Charts and diagrams as code:
--------------------

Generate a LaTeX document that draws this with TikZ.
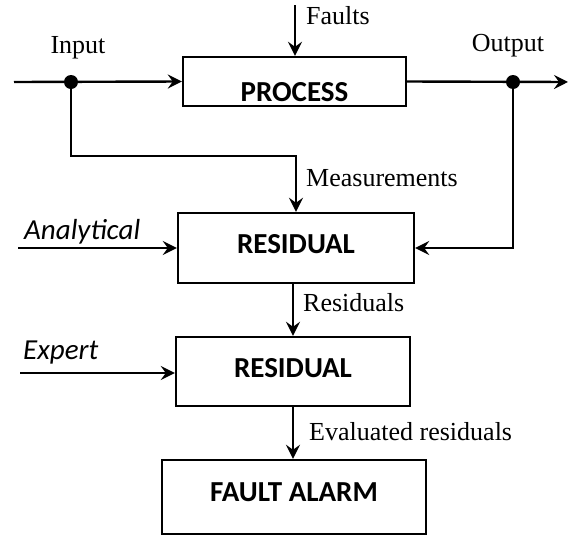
\documentclass[tikz,border=0pt]{standalone}
\usepackage{fontspec}
\setmainfont{Liberation Serif}
\newfontfamily\calibri{Carlito}
\usetikzlibrary{positioning, arrows.meta}

\begin{document}
\begin{tikzpicture}[
      x=1pt,y=-1pt,
      -{Stealth[length=14pt,width=14pt,inset=5pt]},line width=2.4pt,
      font=\fontsize{26}{28}\selectfont,
      block/.style={rectangle,draw,inner sep=0pt,text height=20pt,text depth=9pt,
        font=\calibri\bfseries\fontsize{29}{31}\selectfont},
      tag/.style={anchor=west,inner sep=0pt},
      side tag/.style={tag,font=\calibri\itshape\fontsize{29}{31}\selectfont},
      dot/.style={circle,fill,inner sep=0pt,minimum size=14pt}
    ]
    \useasboundingbox (0,0) rectangle (570,536);

    \node[block,minimum width=223pt,minimum height=49pt,text height=39pt,text depth=0pt] (process) at (294.5,81.5) {PROCESS};
    \node[block,minimum width=236pt,minimum height=70pt] (res1) at (296,248) {RESIDUAL};
    \node[block,minimum width=234pt,minimum height=69pt] (res2) at (293,371.5) {RESIDUAL};
    \node[block,minimum width=264pt,minimum height=74pt,text height=19pt,text depth=11pt] (alarm) at (294,497) {FAULT ALARM};

    \node[dot] (inDot) at (71,82) {};
    \node[dot] (outDot) at (513,82) {};

    \coordinate (inStart) at (14,82);
    \coordinate (outEnd) at (568,82);
    \coordinate (faultTop) at (295,5);
    \coordinate (measBend) at (296,156);
    \coordinate (anStart) at (18,248);
    \coordinate (exStart) at (20,373);

    \node (inLabel) at (78,48) {Input};
    \node (outLabel) at (508,46) {Output};
    \node[tag] (faultLabel) at (305,16) {Faults};
    \node[tag] (measLabel) at (305,178) {Measurements};
    \node[side tag] (anLabel) at (23,232) {Analytical};
    \node[tag] (resLabel) at (302,303) {Residuals};
    \node[side tag] (exLabel) at (22,353) {Expert};
    \node[tag] (evalLabel) at (308,432) {Evaluated residuals};

    \draw (inStart) -- (process.west);
    \draw (faultTop) -- (faultTop |- process.north);
    \draw (process.east) -- (outEnd);
    \draw (inDot.center) |- (measBend) -- (measBend |- res1.north);
    \draw (outDot.center) |- (res1.east);
    \draw (anStart) -- (anStart -| res1.west);
    \draw (res2.north |- res1.south) -- (res2.north);
    \draw (exStart) -- (exStart -| res2.west);
    \draw (res2.south) -- (res2.south |- alarm.north);
  \end{tikzpicture}
\end{document}
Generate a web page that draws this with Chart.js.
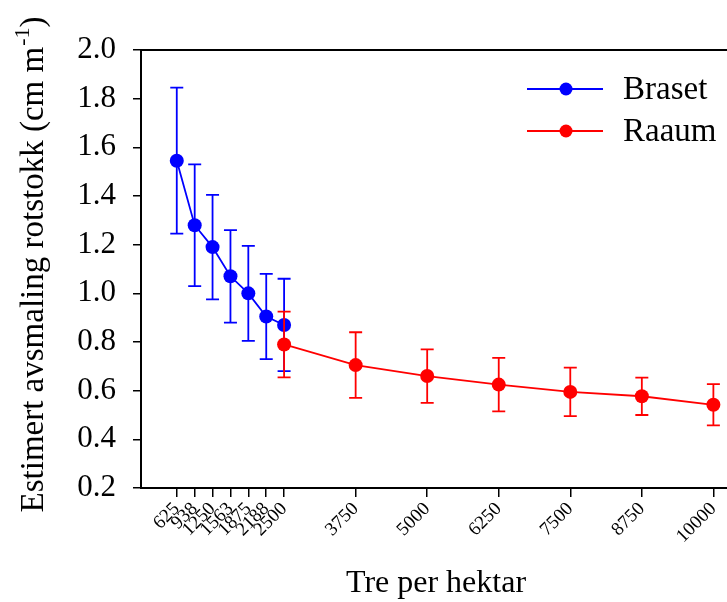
<!DOCTYPE html>
<html>
<head>
<meta charset="utf-8">
<script src="https://cdn.jsdelivr.net/npm/chart.js@4.4.1/dist/chart.umd.min.js"></script>
<style>
  html, body { margin: 0; padding: 0; background: #fff; overflow: hidden; }
  #wrap { width: 760px; height: 602px; }
</style>
</head>
<body>
<div id="wrap"><canvas id="avsmaling" width="760" height="602"></canvas></div>
<script>
// data
const xBraset = [625, 938, 1250, 1563, 1875, 2188, 2500];
const yBraset = [1.545, 1.28, 1.19, 1.07, 1.0, 0.905, 0.87];
const errBraset = [0.30, 0.25, 0.215, 0.19, 0.195, 0.175, 0.19];

const xRaaum = [2500, 3750, 5000, 6250, 7500, 8750, 10000];
const yRaaum = [0.79, 0.705, 0.66, 0.625, 0.595, 0.577, 0.542];
const errRaaum = [0.135, 0.135, 0.11, 0.11, 0.10, 0.077, 0.085];

const xTicks = [625, 938, 1250, 1563, 1875, 2188, 2500, 3750, 5000, 6250, 7500, 8750, 10000];
const yMin = 0.2, yMax = 2.0, yStep = 0.2;

const seriesNames = ['Braset', 'Raaum'];
const FONT = "'Liberation Serif', 'Times New Roman', serif";

function pts(xs, ys) {
    return xs.map((x, i) => ({ x: x, y: ys[i] }));
}

// error bars, drawn just before each dataset
const errorBars = {
    id: 'errorBars',
    beforeDatasetDraw(chart, args) {
        const ds = chart.data.datasets[args.index];
        if (!ds.err) return;
        const xs = chart.scales.x, ys = chart.scales.y;
        const ctx = chart.ctx;
        ctx.save();
        ctx.strokeStyle = ds.borderColor;
        ctx.lineWidth = 1.8;
        ds.data.forEach((p, i) => {
            const px = xs.getPixelForValue(p.x);
            const top = ys.getPixelForValue(p.y + ds.err[i]);
            const bot = ys.getPixelForValue(p.y - ds.err[i]);
            ctx.beginPath();
            ctx.moveTo(px, top); ctx.lineTo(px, bot);
            ctx.moveTo(px - 6.5, top); ctx.lineTo(px + 6.5, top);
            ctx.moveTo(px - 6.5, bot); ctx.lineTo(px + 6.5, bot);
            ctx.stroke();
        });
        ctx.restore();
    }
};

// frame, titles and legend
const decor = {
    id: 'decor',
    afterDraw(chart) {
        const ctx = chart.ctx;
        const a = chart.chartArea;
        ctx.save();
        ctx.strokeStyle = '#000';
        ctx.lineWidth = 2;
        ctx.strokeRect(a.left, a.top, a.right - a.left, a.bottom - a.top);

        ctx.fillStyle = '#000';
        ctx.font = '32px ' + FONT;
        ctx.textAlign = 'center';
        ctx.textBaseline = 'alphabetic';
        ctx.fillText('Tre per hektar', 436, 592);

        // y title with superscript
        const main = 'Estimert avsmaling rotstokk (cm m';
        const sup = '-1';
        const end = ')';
        ctx.font = '33px ' + FONT;
        const w1 = ctx.measureText(main).width;
        const w3 = ctx.measureText(end).width;
        ctx.font = '22px ' + FONT;
        const w2 = ctx.measureText(sup).width;
        const total = w1 + w2 + w3;
        ctx.translate(43, 265);
        ctx.rotate(-Math.PI / 2);
        ctx.textAlign = 'left';
        let x0 = -total / 2;
        ctx.font = '33px ' + FONT;
        ctx.fillText(main, x0, 0);
        ctx.font = '22px ' + FONT;
        ctx.fillText(sup, x0 + w1 + 1, -14);
        ctx.font = '33px ' + FONT;
        ctx.fillText(end, x0 + w1 + w2 + 1, 0);
        ctx.restore();

        // legend
        ctx.save();
        const rows = [89, 131];
        chart.data.datasets.slice().sort((p, q) => seriesNames.indexOf(p.label) - seriesNames.indexOf(q.label))
            .forEach((ds, i) => {
                const y = rows[i];
                ctx.strokeStyle = ds.borderColor;
                ctx.lineWidth = 1.8;
                ctx.beginPath();
                ctx.moveTo(527, y); ctx.lineTo(603, y);
                ctx.stroke();
                ctx.fillStyle = ds.backgroundColor;
                ctx.beginPath();
                ctx.arc(566, y, 6.5, 0, Math.PI * 2);
                ctx.fill();
                ctx.fillStyle = '#000';
                ctx.font = '33px ' + FONT;
                ctx.textAlign = 'left';
                ctx.textBaseline = 'middle';
                ctx.fillText(ds.label, 623, y + 1);
            });
        ctx.restore();
    }
};

const ctx = document.getElementById('avsmaling').getContext('2d');
new Chart(ctx, {
    type: 'line',
    data: {
        datasets: [
            {
                label: seriesNames[1],
                data: pts(xRaaum, yRaaum),
                err: errRaaum,
                borderColor: '#ff0000',
                backgroundColor: '#ff0000',
                borderWidth: 1.8,
                pointRadius: 7,
                pointBorderWidth: 0,
                tension: 0,
                order: 0
            },
            {
                label: seriesNames[0],
                data: pts(xBraset, yBraset),
                err: errBraset,
                borderColor: '#0000ff',
                backgroundColor: '#0000ff',
                borderWidth: 1.8,
                pointRadius: 7,
                pointBorderWidth: 0,
                tension: 0,
                order: 1
            }
        ]
    },
    options: {
        responsive: false,
        animation: false,
        layout: { padding: { left: 0, top: 50, right: 18, bottom: 0 } },
        plugins: {
            legend: { display: false },
            tooltip: { enabled: false }
        },
        scales: {
            x: {
                type: 'linear',
                min: 0,
                max: 10500,
                afterBuildTicks: (s) => { s.ticks = xTicks.map(v => ({ value: v })); },
                afterFit: (s) => { s.height = 114; },
                border: { display: false },
                grid: { drawOnChartArea: false, drawTicks: true, tickLength: 9, color: '#000', lineWidth: 1.5 },
                ticks: {
                    color: '#000',
                    font: { family: FONT, size: 19 },
                    maxRotation: 45,
                    minRotation: 45,
                    autoSkip: false,
                    padding: 1,
                    callback: (v) => String(v)
                }
            },
            y: {
                min: yMin,
                max: yMax,
                afterFit: (s) => { s.width = 141; },
                border: { display: false },
                grid: { drawOnChartArea: false, drawTicks: true, tickLength: 8, color: '#000', lineWidth: 1.5 },
                ticks: {
                    stepSize: yStep,
                    color: '#000',
                    font: { family: FONT, size: 31 },
                    padding: 17,
                    callback: (v) => v.toFixed(1)
                }
            }
        }
    },
    plugins: [errorBars, decor]
});
</script>
</body>
</html>
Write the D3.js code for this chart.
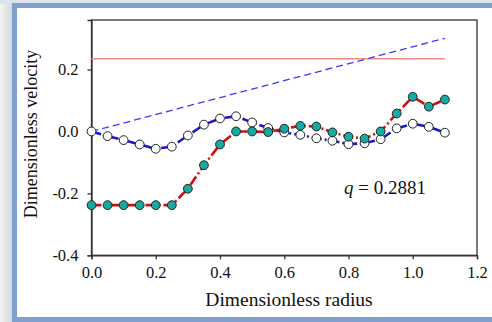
<!DOCTYPE html>
<html><head><meta charset="utf-8">
<script src="https://cdn.jsdelivr.net/npm/d3@7"></script>
<style>body{margin:0;background:#fff;}svg{display:block;} text{font-family:'Liberation Serif','Times New Roman',serif;}</style>
</head><body>
<svg id="c" width="492" height="322"></svg>
<script>
const radius = [0,0.05,0.1,0.15,0.2,0.25,0.3,0.35,0.4,0.45,0.5,0.55,0.6,0.65,0.7,0.75,0.8,0.85,0.9,0.95,1.0,1.05,1.1];
const velTeal = [-0.238,-0.238,-0.238,-0.238,-0.238,-0.238,-0.185,-0.109,-0.042,0.0,0.0,-0.002,0.009,0.018,0.016,-0.003,-0.017,-0.023,0.0,0.058,0.112,0.080,0.103];
const velWhite = [0.0,-0.015,-0.028,-0.042,-0.056,-0.049,-0.013,0.022,0.042,0.049,0.029,0.011,-0.003,-0.011,-0.022,-0.030,-0.041,-0.038,-0.025,0.010,0.025,0.015,-0.004];
const refLineX = [0,1.1];
const refLineY = [0.235,0.235];
const diagX = [0,1.1];
const diagY = [0,0.301];
const xTicks = [0,0.2,0.4,0.6,0.8,1.0,1.2];
const yTicks = [-0.4,-0.2,0.0,0.2];
const xLabel = "Dimensionless radius";
const yLabel = "Dimensionless velocity";

const svg = d3.select("#c");
const defs = svg.append("defs");
const g1 = defs.append("linearGradient").attr("id","sh").attr("x1","0").attr("x2","1");
g1.append("stop").attr("offset","0").attr("stop-color","#f4f4f4");
g1.append("stop").attr("offset","1").attr("stop-color","#cfd3d8");
svg.append("rect").attr("x",0).attr("y",0).attr("width",492).attr("height",322).attr("fill","#fff");
svg.append("rect").attr("x",0).attr("y",0).attr("width",14).attr("height",322).attr("fill","url(#sh)");
svg.append("rect").attr("x",0).attr("y",0).attr("width",492).attr("height",4).attr("fill","#dde3ea");
svg.append("rect").attr("x",14.5).attr("y",5.5).attr("width",500).attr("height",314).attr("fill","#fff")
  .attr("stroke","#7f9fcc").attr("stroke-width",5);
svg.append("rect").attr("x",17).attr("y",8).attr("width",480).attr("height",309).attr("fill","#fff");

const L=91.5, R=477, T=20, B=255.3;
const x = d3.scaleLinear().domain([0,1.2]).range([L,R]);
const y = d3.scaleLinear().domain([-0.4,0.36]).range([B,T]);
const font = "'Liberation Serif','Times New Roman',serif";

svg.append("rect").attr("x",L).attr("y",T).attr("width",R-L).attr("height",B-T)
  .attr("fill","none").attr("stroke","#333").attr("stroke-width",1.3);

const fmt = d => d3.format(".1f")(d).replace("−","-");
const xa = svg.append("g").attr("transform",`translate(0,${B})`)
  .call(d3.axisBottom(x).tickValues(xTicks).tickFormat(fmt).tickSize(4).tickPadding(7));
const ya = svg.append("g").attr("transform",`translate(${L},0)`)
  .call(d3.axisLeft(y).tickValues(yTicks).tickFormat(fmt).tickSize(4).tickPadding(9));
[xa,ya].forEach(a=>{
  a.attr("font-family",font).attr("font-size",16);
  a.select(".domain").attr("stroke","#333").attr("stroke-width",1.3);
  a.selectAll(".tick line").attr("stroke","#333").attr("stroke-width",1.3);
  a.selectAll("text").style("font-family",font).style("font-size","16.5px").attr("fill","#111");
});

svg.append("text").attr("x",289).attr("y",306).attr("text-anchor","middle")
  .style("font-family",font).style("font-size","19.5px").attr("fill","#111").text(xLabel);
svg.append("text").attr("transform",`translate(37,134) rotate(-90)`).attr("text-anchor","middle")
  .style("font-family",font).style("font-size","18px").attr("fill","#111").text(yLabel);

svg.append("path").datum(refLineX.map((d,i)=>[d,refLineY[i]]))
  .attr("d",d3.line().x(d=>x(d[0])).y(d=>y(d[1])))
  .attr("stroke","#ee8a8a").attr("stroke-width",1.5).attr("fill","none");
svg.append("path").datum(diagX.map((d,i)=>[d,diagY[i]]))
  .attr("d",d3.line().x(d=>x(d[0])).y(d=>y(d[1])))
  .attr("stroke","#3a3aff").attr("stroke-width",1.3).attr("stroke-dasharray","7,4").attr("fill","none");

const line = d3.line().x(d=>x(d[0])).y(d=>y(d[1]));
const dW = radius.map((r,i)=>[r,velWhite[i]]);
const dT = radius.map((r,i)=>[r,velTeal[i]]);
svg.append("path").datum(dW).attr("d",line).attr("stroke","#1818c8").attr("stroke-width",2.6)
  .attr("stroke-dasharray","10,3,2,3").attr("fill","none");
svg.append("path").datum(dT).attr("d",line).attr("stroke","#cc1010").attr("stroke-width",2.6)
  .attr("stroke-dasharray","10,3,2,3").attr("fill","none");

svg.append("g").selectAll("circle").data(dW).join("circle")
  .attr("cx",d=>x(d[0])).attr("cy",d=>y(d[1])).attr("r",4.4)
  .attr("fill","#fff").attr("stroke","#222").attr("stroke-width",1);
svg.append("g").selectAll("circle").data(dT).join("circle")
  .attr("cx",d=>x(d[0])).attr("cy",d=>y(d[1])).attr("r",4.4)
  .attr("fill","#17aaa2").attr("stroke","#222").attr("stroke-width",1);

const qt = svg.append("text").attr("x",344).attr("y",194).style("font-family",font).style("font-size","19px").attr("fill","#111");
qt.append("tspan").attr("font-style","italic").text("q");
qt.append("tspan").text(" = 0.2881");
</script>
</body></html>
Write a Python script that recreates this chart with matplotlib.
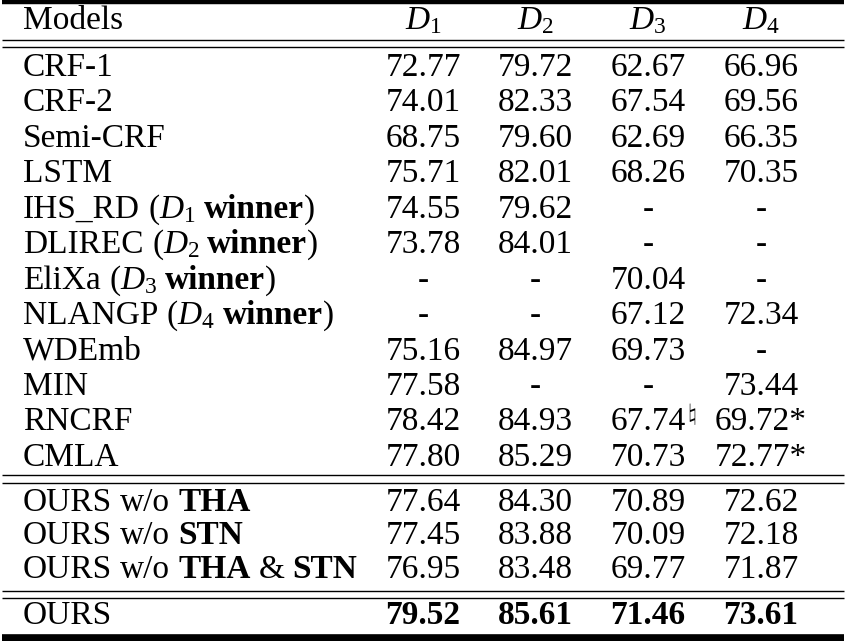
import numpy as np
import matplotlib
matplotlib.use("Agg")
import matplotlib.pyplot as plt

plt.rcParams["font.family"] = ["Liberation Serif", "DejaVu Serif"]
plt.rcParams["mathtext.fontset"] = "custom"
plt.rcParams["mathtext.rm"] = "Liberation Serif"
plt.rcParams["mathtext.it"] = "Liberation Serif:italic"
plt.rcParams["mathtext.bf"] = "Liberation Serif:bold"

# table content
headers = ["Models", "$D_1$", "$D_2$", "$D_3$", "$D_4$"]
models_top = [
    "CRF-1", "CRF-2", "Semi-CRF", "LSTM",
    "IHS_RD ($D_1$ **winner**)",
    "DLIREC ($D_2$ **winner**)",
    "EliXa ($D_3$ **winner**)",
    "NLANGP ($D_4$ **winner**)",
    "WDEmb", "MIN", "RNCRF", "CMLA",
]
models_abl = ["OURS w/o **THA**", "OURS w/o **STN**", "OURS w/o **THA** & **STN**"]
models_ours = ["OURS"]

nan = np.nan
d1 = [72.77, 74.01, 68.75, 75.71, 74.55, 73.78, nan, nan, 75.16, 77.58, 78.42, 77.80,
      77.64, 77.45, 76.95, 79.52]
d2 = [79.72, 82.33, 79.60, 82.01, 79.62, 84.01, nan, nan, 84.97, nan, 84.93, 85.29,
      84.30, 83.88, 83.48, 85.61]
d3 = [62.67, 67.54, 62.69, 68.26, nan, nan, 70.04, 67.12, 69.73, nan, 67.74, 70.73,
      70.89, 70.09, 69.77, 71.46]
d4 = [66.96, 69.56, 66.35, 70.35, nan, nan, nan, 72.34, nan, 73.44, 69.72, 72.77,
      72.62, 72.18, 71.87, 73.61]
# footnote marks: (row, column) -> mark
marks = {(10, 2): r"$^\natural$", (10, 3): "*", (11, 3): "*"}

FS = 24
W, H = 846, 641

fig = plt.figure(figsize=(W / 100, H / 100), dpi=100)
ax = fig.add_axes([0, 0, 1, 1])
ax.set_xlim(0, W)
ax.set_ylim(H, 0)
ax.axis("off")
fig.canvas.draw()
renderer = fig.canvas.get_renderer()

x_name = 23
col_x = [423, 535, 648, 761]
space = 8


def draw_label(x, y, label, bold_all=False):
    # split on ** to toggle bold, then draw word by word
    parts = label.split("**")
    for i, part in enumerate(parts):
        weight = "bold" if (i % 2 == 1 or bold_all) else "normal"
        words = part.split(" ")
        for j, w in enumerate(words):
            if w == "":
                if j > 0:
                    x += space
                continue
            if j > 0:
                x += space
            t = ax.text(x, y, w, fontsize=FS, fontweight=weight, ha="left", va="baseline")
            x += t.get_window_extent(renderer).width


def hrule(y, lw):
    ax.plot([2, 844], [y, y], color="black", lw=lw, solid_capstyle="butt")


def draw_row(y, idx, label, bold=False):
    draw_label(x_name, y, label)
    for c, col in enumerate([d1, d2, d3, d4]):
        v = col[idx]
        if np.isnan(v):
            ax.text(col_x[c], y, "-", fontsize=FS, ha="center", va="baseline")
            continue
        s = f"{v:.2f}"
        mk = marks.get((idx, c))
        if mk == "*":
            s = s + "*"
        t = ax.text(col_x[c], y, s, fontsize=FS, ha="center", va="baseline",
                    fontweight="bold" if bold else "normal")
        if mk is not None and mk != "*":
            bb = t.get_window_extent(renderer)
            ax.text(bb.x1 + 1, y, mk, fontsize=FS, ha="left", va="baseline")


# rules
hrule(2, 3.2)
hrule(40, 1.0)
hrule(47, 1.0)
hrule(475, 1.0)
hrule(483, 1.0)
hrule(591, 1.0)
hrule(598, 1.0)
hrule(637.5, 5.5)

# header
base = 11
draw_label(x_name, 18 + base, headers[0])
for c in range(4):
    ax.text(col_x[c], 18 + base, headers[c + 1], fontsize=FS, ha="center", va="baseline")

row_idx = 0
for i, m in enumerate(models_top):
    draw_row(65 + 35.45 * i + base, row_idx, m)
    row_idx += 1
for i, m in enumerate(models_abl):
    draw_row(500 + 33.3 * i + base, row_idx, m)
    row_idx += 1
for m in models_ours:
    draw_row(613 + base, row_idx, m, bold=True)
    row_idx += 1

fig.savefig("out.png", dpi=100)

--------------------

* WHAT YOU SHOULD DO *
Return only the lines from the start of the data through the line that contains "(0,0) rectangle (570,536);", please, copying them exactly and omitting all pictures.

* FULL SOLUTION *
Generate a LaTeX document that draws this with TikZ.
\documentclass[tikz,border=0pt]{standalone}
\usepackage{fontspec}
\setmainfont{Liberation Serif}
\newfontfamily\calibri{Carlito}
\usetikzlibrary{positioning, arrows.meta}

\begin{document}
\begin{tikzpicture}[
      x=1pt,y=-1pt,
      -{Stealth[length=14pt,width=14pt,inset=5pt]},line width=2.4pt,
      font=\fontsize{26}{28}\selectfont,
      block/.style={rectangle,draw,inner sep=0pt,text height=20pt,text depth=9pt,
        font=\calibri\bfseries\fontsize{29}{31}\selectfont},
      tag/.style={anchor=west,inner sep=0pt},
      side tag/.style={tag,font=\calibri\itshape\fontsize{29}{31}\selectfont},
      dot/.style={circle,fill,inner sep=0pt,minimum size=14pt}
    ]
    \useasboundingbox (0,0) rectangle (570,536);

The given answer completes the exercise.